How the House Could Force Cloud to Disclose User Data
How Congress uses subpoenas to compel cloud providers to release sensitive user data, detailing the legal fight over digital privacy.
How Congress uses subpoenas to compel cloud providers to release sensitive user data, detailing the legal fight over digital privacy.
The U.S. House of Representatives has the power to compel technology companies to disclose private user data, creating a conflict between governmental investigative authority and individual privacy expectations. Congressional committees frequently use this authority for legislative oversight, demanding information stored in the “cloud” by third-party service providers. Understanding this tension requires knowing the specific legal tools Congress uses and the federal statutes that protect electronic communications.
The House’s authority to demand data derives from Congress’s inherent power to conduct investigations and oversight, which is necessary for effective lawmaking. This investigative power is broad, covering any matter that might be the subject of legislation. The primary tool used to compel the disclosure of documents and electronic information is the legislative subpoena, formally known as a subpoena duces tecum.
A legislative subpoena is a formal order requiring an entity to produce specified documents or information relevant to a committee’s function. This differs from a judicial warrant, which requires probable cause and authorizes law enforcement to seize evidence. A legislative subpoena is issued by a congressional committee and compels the recipient to gather and turn over the materials. Most House committees allow the committee chair to issue subpoenas, often after notifying the ranking minority member.
Governmental entities seeking electronic data must navigate the framework established by the Electronic Communications Privacy Act (ECPA) of 1986, specifically Title II, known as the Stored Communications Act (SCA). The SCA sets tiered legal standards for government access based on the type and age of the data. The law provides greater protection for the content of communications than for non-content metadata.
For communication content, such as the body of an email or a stored chat message, a search warrant is required if the data has been in storage for 180 days or less. If the communication is older than 180 days or held by a remote computing service, the government may access it with a subpoena or a court order under 18 U.S.C. § 2703. This order requires showing “specific and articulable facts.” The SCA generally prohibits service providers from voluntarily disclosing the content of communications to the government, subject to exceptions.
Congressional demands typically seek two distinct categories of data: content and non-content information. Content data includes the actual substance of communications, such as email text, files stored in a cloud drive, or private videos. Non-content data, often called metadata, relates to account activity without revealing the communication’s substance.
Examples of non-content data include subscriber information, payment details, IP addresses, and communication time stamps. Content data enjoys the highest degree of protection. Complexity arises when data is stored outside the United States, but the CLOUD Act of 2018 amended the SCA to authorize U.S. authorities to compel U.S.-based service providers to produce data, regardless of its foreign location.

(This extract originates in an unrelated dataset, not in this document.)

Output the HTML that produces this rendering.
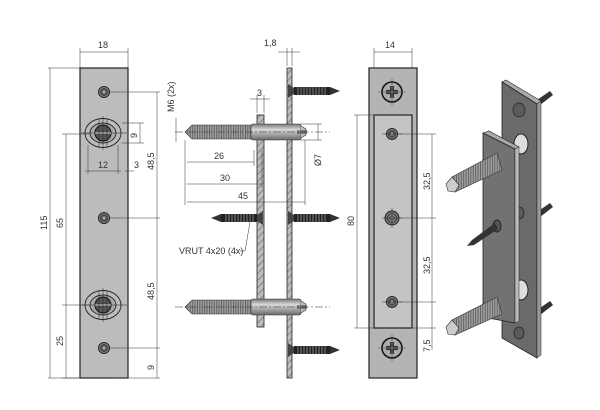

Cloud providers are legally obligated to comply with a procedurally valid subpoena. However, they also seek to protect user privacy and avoid conflicts with foreign laws. Providers often attempt to negotiate with Congress to narrow the scope of the request and protect sensitive information. If negotiation fails, providers may challenge the subpoena on several legal grounds.
Providers often challenge subpoenas based on constitutional arguments. The primary challenge involves the Fourth Amendment, arguing that compelled disclosure constitutes an unreasonable search and seizure, especially when seeking communication content. Providers may also invoke the First Amendment, suggesting that compelled disclosure infringes upon the speech and associational rights of users.
A provider may also file a motion to quash a demand for foreign-stored data if it conflicts with foreign laws. However, the CLOUD Act provides a mechanism for the U.S. government to compel this data.
If a cloud provider refuses to comply with a lawful congressional subpoena, the House has three primary mechanisms to compel compliance.
The most common modern approach is a criminal contempt referral. The full House votes to hold the non-compliant party in contempt and refers the matter to the U.S. Attorney for the District of Columbia for prosecution. If the Department of Justice prosecutes, a conviction can result in fines and a jail term.
The House can also pursue a civil enforcement action by passing a resolution to file a lawsuit in federal court. This legal action asks a federal court to issue an order compelling the provider’s compliance. If the court issues the order and the provider still refuses to comply, they face being held in contempt of court, which can result in coercive sanctions like daily fines.
The third and rarely used option is the inherent contempt power. This power allows the House to use its own constitutional authority to detain and imprison a non-compliant party until compliance is achieved.